SHORT TASK :: Return all of the data exactly as written, without the pictures.

(Records with drawing code)
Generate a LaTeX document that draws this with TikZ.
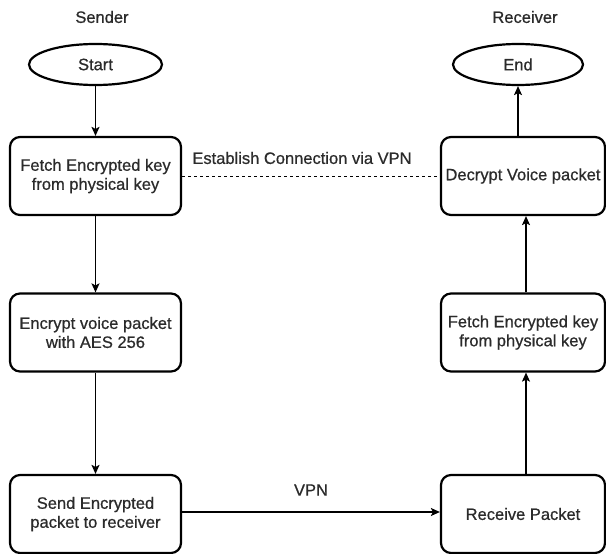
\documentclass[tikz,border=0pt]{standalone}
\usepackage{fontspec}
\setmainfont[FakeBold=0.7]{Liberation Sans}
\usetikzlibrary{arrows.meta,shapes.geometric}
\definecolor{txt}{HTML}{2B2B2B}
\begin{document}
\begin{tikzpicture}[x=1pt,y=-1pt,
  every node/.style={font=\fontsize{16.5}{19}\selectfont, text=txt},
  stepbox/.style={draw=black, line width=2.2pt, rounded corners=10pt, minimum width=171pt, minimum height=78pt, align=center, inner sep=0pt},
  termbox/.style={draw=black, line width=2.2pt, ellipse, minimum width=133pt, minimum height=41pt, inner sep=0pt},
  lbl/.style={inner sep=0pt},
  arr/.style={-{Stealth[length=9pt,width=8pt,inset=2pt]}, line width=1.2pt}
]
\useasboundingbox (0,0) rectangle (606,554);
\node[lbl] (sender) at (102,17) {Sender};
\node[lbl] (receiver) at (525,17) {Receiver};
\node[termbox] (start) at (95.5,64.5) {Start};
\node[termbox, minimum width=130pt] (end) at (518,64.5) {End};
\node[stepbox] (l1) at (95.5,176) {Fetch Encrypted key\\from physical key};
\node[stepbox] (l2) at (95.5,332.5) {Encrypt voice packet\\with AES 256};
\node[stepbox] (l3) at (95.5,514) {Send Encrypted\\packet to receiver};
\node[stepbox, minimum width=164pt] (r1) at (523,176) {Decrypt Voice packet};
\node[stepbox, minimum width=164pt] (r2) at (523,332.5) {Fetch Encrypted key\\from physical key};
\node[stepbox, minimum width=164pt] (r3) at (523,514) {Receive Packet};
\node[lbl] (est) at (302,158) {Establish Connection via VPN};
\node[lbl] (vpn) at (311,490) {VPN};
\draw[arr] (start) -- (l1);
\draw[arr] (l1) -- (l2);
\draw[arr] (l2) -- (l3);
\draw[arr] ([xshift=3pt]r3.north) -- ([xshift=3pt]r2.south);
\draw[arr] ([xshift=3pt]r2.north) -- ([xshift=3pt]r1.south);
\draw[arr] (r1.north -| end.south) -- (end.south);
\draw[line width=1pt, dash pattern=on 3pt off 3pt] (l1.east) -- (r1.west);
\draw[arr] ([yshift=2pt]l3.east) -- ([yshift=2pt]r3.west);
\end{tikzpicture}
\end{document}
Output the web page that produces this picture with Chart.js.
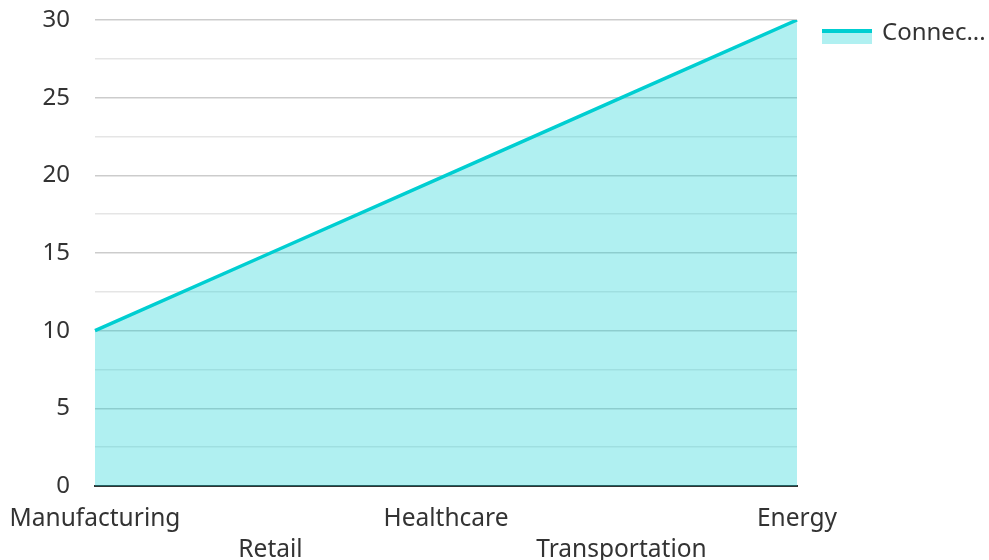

SOLUTION TO THE PROBLEM ::
Generate a LaTeX document that draws this with TikZ.
\documentclass[tikz,border=0pt]{standalone}
\usepackage{fontspec}
\setmainfont[FakeBold=0.7]{Liberation Sans}
\usetikzlibrary{arrows.meta,shapes.geometric}
\definecolor{txt}{HTML}{2B2B2B}
\begin{document}
\begin{tikzpicture}[x=1pt,y=-1pt,
  every node/.style={font=\fontsize{16.5}{19}\selectfont, text=txt},
  stepbox/.style={draw=black, line width=2.2pt, rounded corners=10pt, minimum width=171pt, minimum height=78pt, align=center, inner sep=0pt},
  termbox/.style={draw=black, line width=2.2pt, ellipse, minimum width=133pt, minimum height=41pt, inner sep=0pt},
  lbl/.style={inner sep=0pt},
  arr/.style={-{Stealth[length=9pt,width=8pt,inset=2pt]}, line width=1.2pt}
]
\useasboundingbox (0,0) rectangle (606,554);
\node[lbl] (sender) at (102,17) {Sender};
\node[lbl] (receiver) at (525,17) {Receiver};
\node[termbox] (start) at (95.5,64.5) {Start};
\node[termbox, minimum width=130pt] (end) at (518,64.5) {End};
\node[stepbox] (l1) at (95.5,176) {Fetch Encrypted key\\from physical key};
\node[stepbox] (l2) at (95.5,332.5) {Encrypt voice packet\\with AES 256};
\node[stepbox] (l3) at (95.5,514) {Send Encrypted\\packet to receiver};
\node[stepbox, minimum width=164pt] (r1) at (523,176) {Decrypt Voice packet};
\node[stepbox, minimum width=164pt] (r2) at (523,332.5) {Fetch Encrypted key\\from physical key};
\node[stepbox, minimum width=164pt] (r3) at (523,514) {Receive Packet};
\node[lbl] (est) at (302,158) {Establish Connection via VPN};
\node[lbl] (vpn) at (311,490) {VPN};
\draw[arr] (start) -- (l1);
\draw[arr] (l1) -- (l2);
\draw[arr] (l2) -- (l3);
\draw[arr] ([xshift=3pt]r3.north) -- ([xshift=3pt]r2.south);
\draw[arr] ([xshift=3pt]r2.north) -- ([xshift=3pt]r1.south);
\draw[arr] (r1.north -| end.south) -- (end.south);
\draw[line width=1pt, dash pattern=on 3pt off 3pt] (l1.east) -- (r1.west);
\draw[arr] ([yshift=2pt]l3.east) -- ([yshift=2pt]r3.west);
\end{tikzpicture}
\end{document}
Output the web page that produces this picture with Chart.js.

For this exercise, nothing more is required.